If you're unsure, it's generally safer to use a slightly higher unit weight (more conservative value) to ensure your design can handle potential variations in soil properties.
Can I use this calculator for cohesive and cohesionless soils?
Yes, this calculator is designed to work with both cohesive and cohesionless soils. The tool includes predefined unit weights for various soil types that fall into both categories:
- Cohesive Soils (have cohesion between particles): Clay, Silt
- Cohesionless Soils (no cohesion between particles): Sand, Gravel
The calculator accounts for the different behaviors of these soil types through the moisture content and saturation factor inputs.

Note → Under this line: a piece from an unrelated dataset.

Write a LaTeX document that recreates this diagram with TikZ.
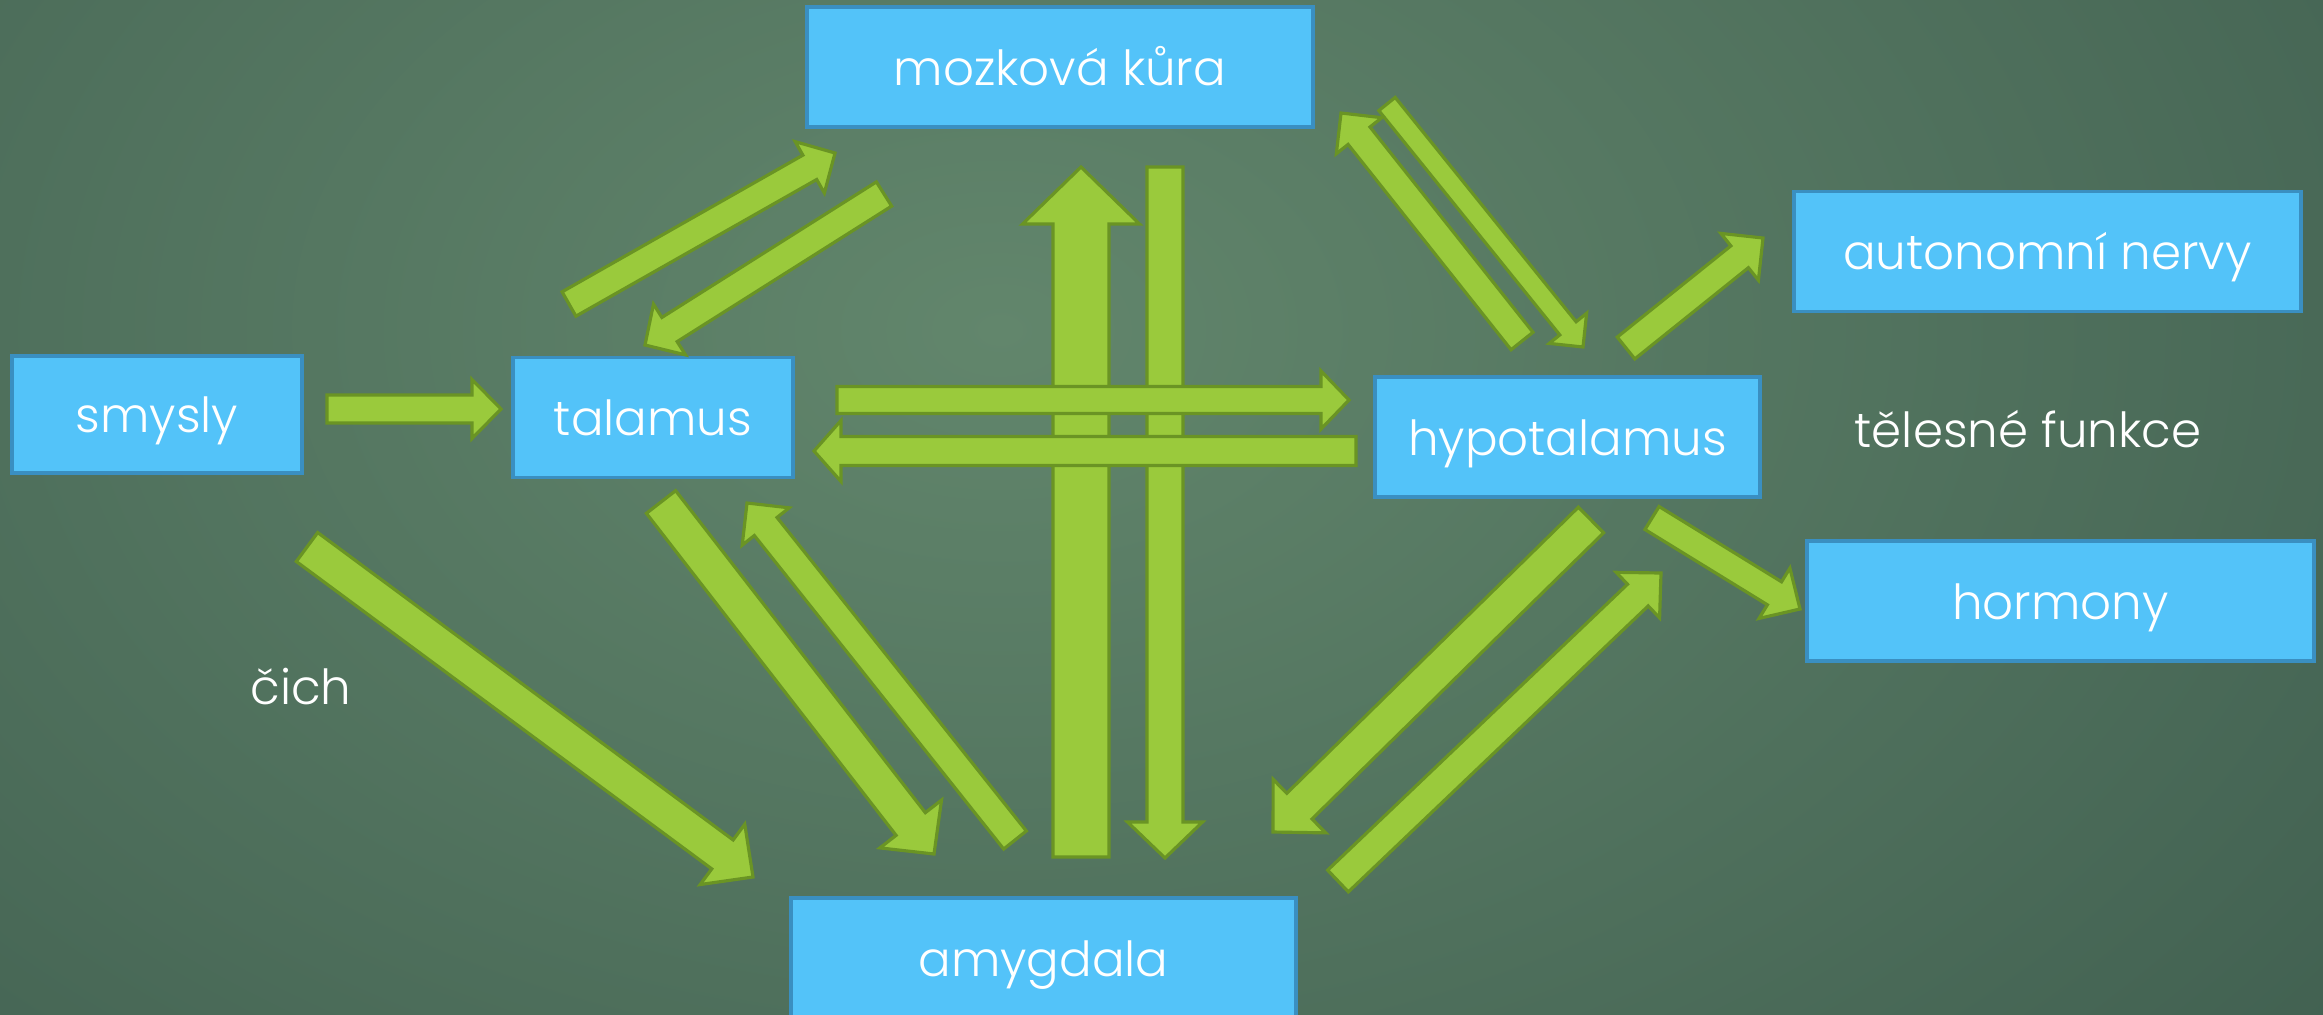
\documentclass[tikz,border=0pt]{standalone}
\usepackage{fontspec}
\setmainfont{Poppins Light}
\usetikzlibrary{calc}
\definecolor{boxfill}{HTML}{53C3F9}
\definecolor{boxline}{HTML}{3A8FC1}
\definecolor{arrfill}{HTML}{9ACA3C}
\definecolor{arrline}{HTML}{6A9424}
\definecolor{bginner}{HTML}{62866C}
\definecolor{bgouter}{HTML}{335045}
\newcommand\blockarrow[5]{%
  \pgfmathsetmacro\baS{#3*0.15}%
  \pgfmathsetmacro\baH{#4*0.15}%
  \pgfmathsetmacro\baL{#5*0.3}%
  \path ($(#2)!\baL pt!(#1)$) coordinate (babase);
  \draw[barrow] ($(#1)!\baS pt!90:(#2)$) -- ($(babase)!\baS pt!90:(#2)$)
    -- ($(babase)!\baH pt!90:(#2)$) -- (#2) -- ($(babase)!\baH pt!-90:(#2)$)
    -- ($(babase)!\baS pt!-90:(#2)$) -- ($(#1)!\baS pt!-90:(#2)$) -- cycle;
}
\begin{document}
\begin{tikzpicture}[x=0.3pt,y=-0.3pt,
  box/.style={draw=boxline, fill=boxfill, line width=1.05pt, text=white,
    font=\fontsize{14.5}{17}\selectfont, text height=10.8pt, text depth=0pt,
    inner sep=0pt, minimum height=36pt},
  lbl/.style={text=white, font=\fontsize{14.5}{17}\selectfont, inner sep=0pt},
  barrow/.style={draw=arrline, fill=arrfill, line width=0.95pt, line join=miter}]
\useasboundingbox (0,0) rectangle (2323,1014);
\clip (0,0) rectangle (2323,1014);
\fill[bgouter] (0,0) rectangle (2323,1014);
\shade[inner color=bginner, outer color=bgouter] (1000,330) ellipse [x radius=740pt, y radius=500pt];

% boxes
\node[box, minimum width=151.8pt] (kura) at (1060,67) {mozková kůra};
\node[box, minimum width=87pt, minimum height=35.1pt] (smysly) at (157,414.5) {smysly};
\node[box, minimum width=84pt] (talamus) at (653,417.5) {talamus};
\node[box, minimum width=115.5pt] (hypo) at (1567.5,437) {hypotalamus};
\node[box, minimum width=152.1pt] (auto) at (2047.5,251.5) {autonomní nervy};
\node[box, minimum width=152.1pt] (horm) at (2060.5,601) {hormony};
\node[box, minimum width=151.5pt] (amyg) at (1043.5,958) {amygdala};
\node[lbl, anchor=base] (tf) at (2028,447) {tělesné funkce};
\node[lbl, anchor=base] (cich) at (301,704) {čich};

% arrow end points
\coordinate (t1) at (327,409);   \coordinate (h1) at (501,409);
\coordinate (t2) at (837,400);   \coordinate (h2) at (1349,400);
\coordinate (t3) at (1356,451);  \coordinate (h3) at (814,451);
\coordinate (t4) at (1081,857);  \coordinate (h4) at (1081,167);
\coordinate (t5) at (1165,167);  \coordinate (h5) at (1165,858);
\coordinate (t6) at (569,304);   \coordinate (h6) at (835,153);
\coordinate (t7) at (884,194);   \coordinate (h7) at (645,345);
\coordinate (t8) at (1522,341);  \coordinate (h8) at (1341,113);
\coordinate (t9) at (1387,104);  \coordinate (h9) at (1583,347);
\coordinate (t10) at (1626,348); \coordinate (h10) at (1763,238);
\coordinate (t11) at (1652,518); \coordinate (h11) at (1800,609);
\coordinate (t12) at (1591,520); \coordinate (h12) at (1273,832);
\coordinate (t13) at (1338,881); \coordinate (h13) at (1661,573);
\coordinate (t14) at (661,502);  \coordinate (h14) at (934,854);
\coordinate (t15) at (1015,840); \coordinate (h15) at (747,503);
\coordinate (t16) at (307,547);  \coordinate (h16) at (753,877);

% arrows
\blockarrow{t4}{h4}{56}{117}{57}
\blockarrow{t5}{h5}{36}{75}{36}
\blockarrow{t1}{h1}{28}{59}{29}
\blockarrow{t2}{h2}{27}{58}{28}
\blockarrow{t3}{h3}{29}{61}{27}
\blockarrow{t6}{h6}{28}{59}{29}
\blockarrow{t7}{h7}{28.6}{60}{29}
\blockarrow{t9}{h9}{21}{48}{24}
\blockarrow{t8}{h8}{28}{58}{29}
\blockarrow{t10}{h10}{28}{60}{30}
\blockarrow{t11}{h11}{27}{59}{30}
\blockarrow{t12}{h12}{36}{75}{37}
\blockarrow{t13}{h13}{30}{63}{32}
\blockarrow{t14}{h14}{37}{78}{38}
\blockarrow{t15}{h15}{29}{60}{30}
\blockarrow{t16}{h16}{36}{75}{38}
\end{tikzpicture}
\end{document}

Cohesive soils typically show a more significant increase in unit weight with increasing moisture content, while cohesionless soils are less affected by moisture changes (except when approaching full saturation).
For cohesive soils, the calculator's moisture adjustment is particularly important because these soils can hold more water in their voids, leading to greater variations in unit weight. For cohesionless soils, the saturation factor becomes more critical as these soils can experience more dramatic changes in behavior when transitioning from dry to saturated states.
What safety factors should I apply to dead load calculations?
Safety factors for dead load calculations vary depending on the specific application, building codes, and engineering standards being followed. However, some general guidelines include:
- Foundation Design: Typically uses a safety factor of 2.0 to 3.0 for bearing capacity. This means the calculated allowable bearing capacity should be at least 2-3 times the applied dead load.
- Retaining Walls: Often uses a safety factor of 1.5 to 2.0 against overturning and sliding. The dead load of the soil is a major component in these stability calculations.
- Structural Members: For steel and concrete design, safety factors (or load factors in Load and Resistance Factor Design - LRFD) typically range from 1.2 to 1.6 for dead loads when combined with other load types.
- Overall Stability: For slope stability and global stability analyses, safety factors of 1.3 to 1.5 are commonly used.
It's important to note that modern design codes often use Load and Resistance Factor Design (LRFD) approaches rather than traditional safety factors. In LRFD, dead loads are multiplied by load factors (typically 1.2 for dead load alone, or 1.2 for dead load in combination with other loads) rather than applying a safety factor to the resistance.
Always consult the relevant building codes and standards for your project location, as safety factor requirements can vary by jurisdiction and project type.
How does soil compaction affect dead load calculations?
Soil compaction significantly influences dead load calculations by altering the soil's unit weight and engineering properties. Compaction increases the soil's density by reducing the void ratio (the space between soil particles), which has several effects:
- Increased Unit Weight: Compacted soils have higher unit weights because more soil solids are packed into a given volume. This directly increases the dead load.
- Reduced Settlements: While not directly affecting the dead load calculation, compaction reduces future settlements by increasing soil stiffness.
- Improved Bearing Capacity: Compacted soils can support higher loads, which may allow for smaller foundation sizes even with the increased dead load.
- Changed Moisture Characteristics: Compaction affects how water moves through and is retained in the soil, which can influence the moisture content used in calculations.
When performing dead load calculations for compacted soils, it's essential to use the compacted unit weight rather than the natural, uncompacted value. The degree of compaction is typically expressed as a percentage of the maximum dry density achievable through standard compaction tests (such as the Proctor test).
For example, a sand that might have a natural unit weight of 16 kN/m³ could have a compacted unit weight of 18-19 kN/m³ at 95% relative compaction. This 12-19% increase in unit weight would proportionally increase the calculated dead load.